[Stated task]: Search the material for the string "this", then return every line where it is found.

[Provided data]:
━━━━━━━━

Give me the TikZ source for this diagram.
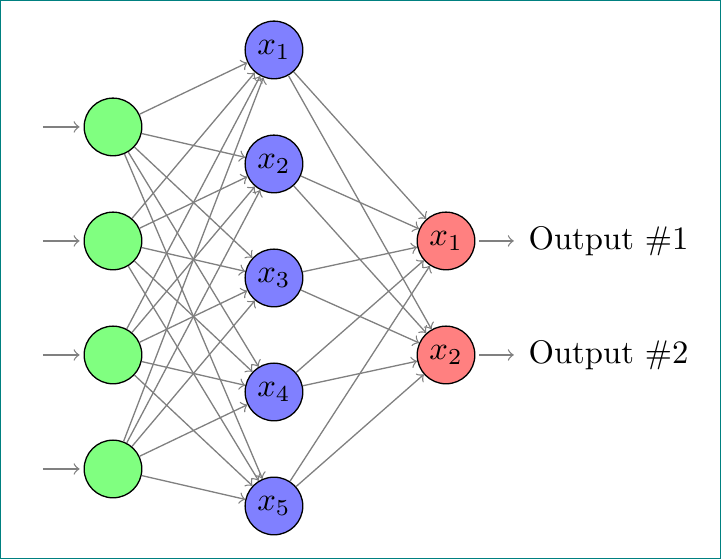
\documentclass[tikz,border=0pt]{standalone}
\usetikzlibrary{calc}
\tikzset{
neuron/.style={circle,draw=black,minimum size=0.62cm,inner sep=0pt},
input neuron/.style={neuron,fill=green!50},
hidden neuron/.style={neuron,fill=blue!50},
output neuron/.style={neuron,fill=red!50},
edge/.style={->,gray},
}
\begin{document}
\begin{tikzpicture}
\def\d{1.226}
\useasboundingbox (0,0) rectangle (7.753,6.011);
\draw[teal,line width=0.9pt](0,0) rectangle (7.753,6.011);
%\draw[help lines] (0,0) grid (7,6);
\foreach \i in {1,...,4}{
\node[input neuron] (I-\i) at (1.215,{0.968+\d*(4-\i)}) {};
\coordinate (in-\i) at ($(I-\i)+(-0.753,0)$);
\draw[edge,shorten >=1.2pt] (in-\i) -- (I-\i);
}
\foreach \i in {1,...,5}
\node[hidden neuron] (H-\i) at (2.946,{0.570+\d*(5-\i)}) {$x_\i$};
\foreach \i in {1,2}{
\node[output neuron] (O-\i) at (4.796,{2.194+\d*(2-\i)}) {$x_\i$};
\node[anchor=west] (L-\i) at (5.56,{2.194+\d*(2-\i)}) {Output \#\i};
\draw[edge,shorten <=1.2pt,shorten >=1pt] (O-\i) -- (L-\i);
}
\foreach \i in {1,...,4}
\foreach \j in {1,...,5}
\draw[edge] (I-\i) -- (H-\j);
\foreach \j in {1,...,5}
\foreach \k in {1,2}
\draw[edge] (H-\j) -- (O-\k);
\end{tikzpicture}
\end{document}
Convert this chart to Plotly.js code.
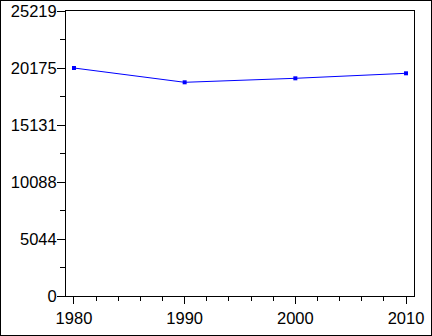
<!DOCTYPE html>
<html>
<head>
<meta charset="utf-8">
<script src="https://cdn.plot.ly/plotly-3.0.1.min.js"></script>
<style>
html,body{margin:0;padding:0;background:#fff;}
#chart{width:430px;height:334px;border:1px solid #000;}
</style>
</head>
<body>
<div id="chart"></div>
<script>
const years = [1980, 1990, 2000, 2010];
const values = [20175, 18910, 19263, 19706];
const yTickVals = [0, 5044, 10088, 15131, 20175, 25219];
const yTickText = ['0', '5044', '10088', '15131', '20175', '25219'];
const xTickVals = [1980, 1990, 2000, 2010];
const xTickText = ['1980', '1990', '2000', '2010'];

const yMinor = [];
for (let i = 0; i < yTickVals.length - 1; i++) yMinor.push((yTickVals[i] + yTickVals[i + 1]) / 2);

const fontFam = '"Liberation Sans", Arial, Helvetica, sans-serif';

Plotly.newPlot('chart', [{
  x: years, y: values, type: 'scatter', mode: 'lines+markers',
  line: {color: '#0000ff', width: 1},
  marker: {color: '#0000ff', symbol: 'square', size: 4},
  hoverinfo: 'skip'
}], {
  width: 430, height: 334,
  margin: {l: 65, r: 17, t: 10, b: 39},
  paper_bgcolor: '#fff', plot_bgcolor: '#fff',
  showlegend: false,
  font: {family: fontFam, size: 16.5, color: '#000'},
  xaxis: {
    range: [1979.28, 2010.72], tickmode: 'array', tickvals: xTickVals, ticktext: xTickText,
    showline: true, linecolor: '#000', linewidth: 1, mirror: true,
    ticks: 'outside', ticklen: 7, tickcolor: '#000', tickwidth: 1,
    showgrid: false, zeroline: false,
    minor: {dtick: 2, tick0: 1980, ticks: 'outside', ticklen: 4, tickcolor: '#000', tickwidth: 1, showgrid: false},
    tickfont: {family: fontFam, size: 16.5, color: '#000'}
  },
  yaxis: {
    range: [0, 25219], tickmode: 'array', tickvals: yTickVals, ticktext: yTickText,
    showline: true, linecolor: '#000', linewidth: 1, mirror: true,
    ticks: 'outside', ticklen: 8, tickcolor: '#000', tickwidth: 1,
    ticklabelstandoff: -3,
    showgrid: false, zeroline: false,
    minor: {tickmode: 'array', tickvals: yMinor, ticks: 'outside', ticklen: 5, tickcolor: '#000', tickwidth: 1, showgrid: false},
    tickfont: {family: fontFam, size: 16.5, color: '#000'}
  }
}, {staticPlot: true, displayModeBar: false});
</script>
</body>
</html>
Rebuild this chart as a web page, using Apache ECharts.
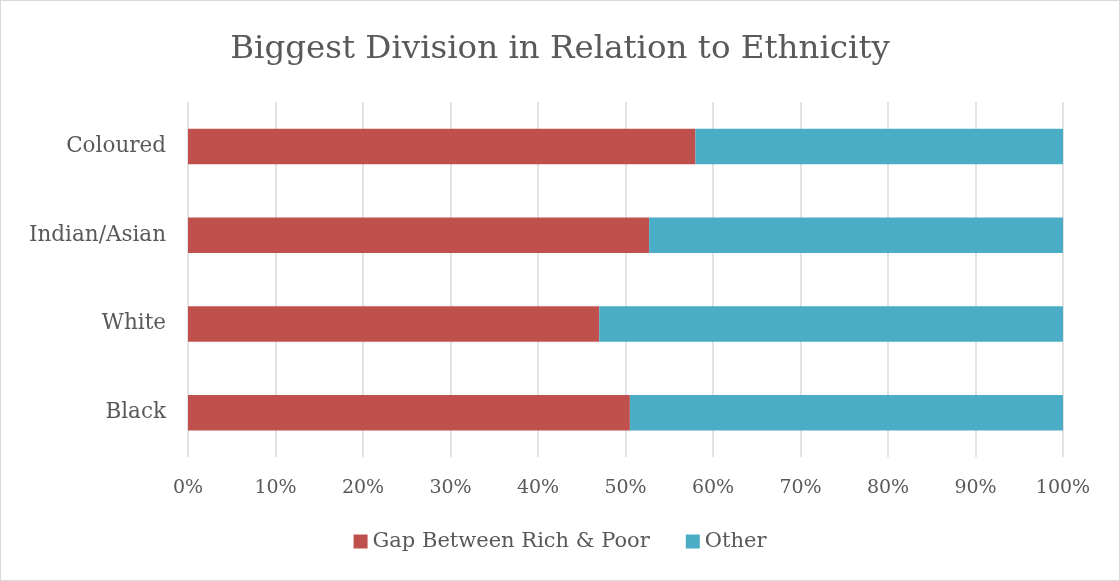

━━━━━━━━

[Reply to the exercise]:
Give me the TikZ source for this diagram.
Convert this chart to Plotly.js code.
Rebuild this chart as a web page, using Apache ECharts.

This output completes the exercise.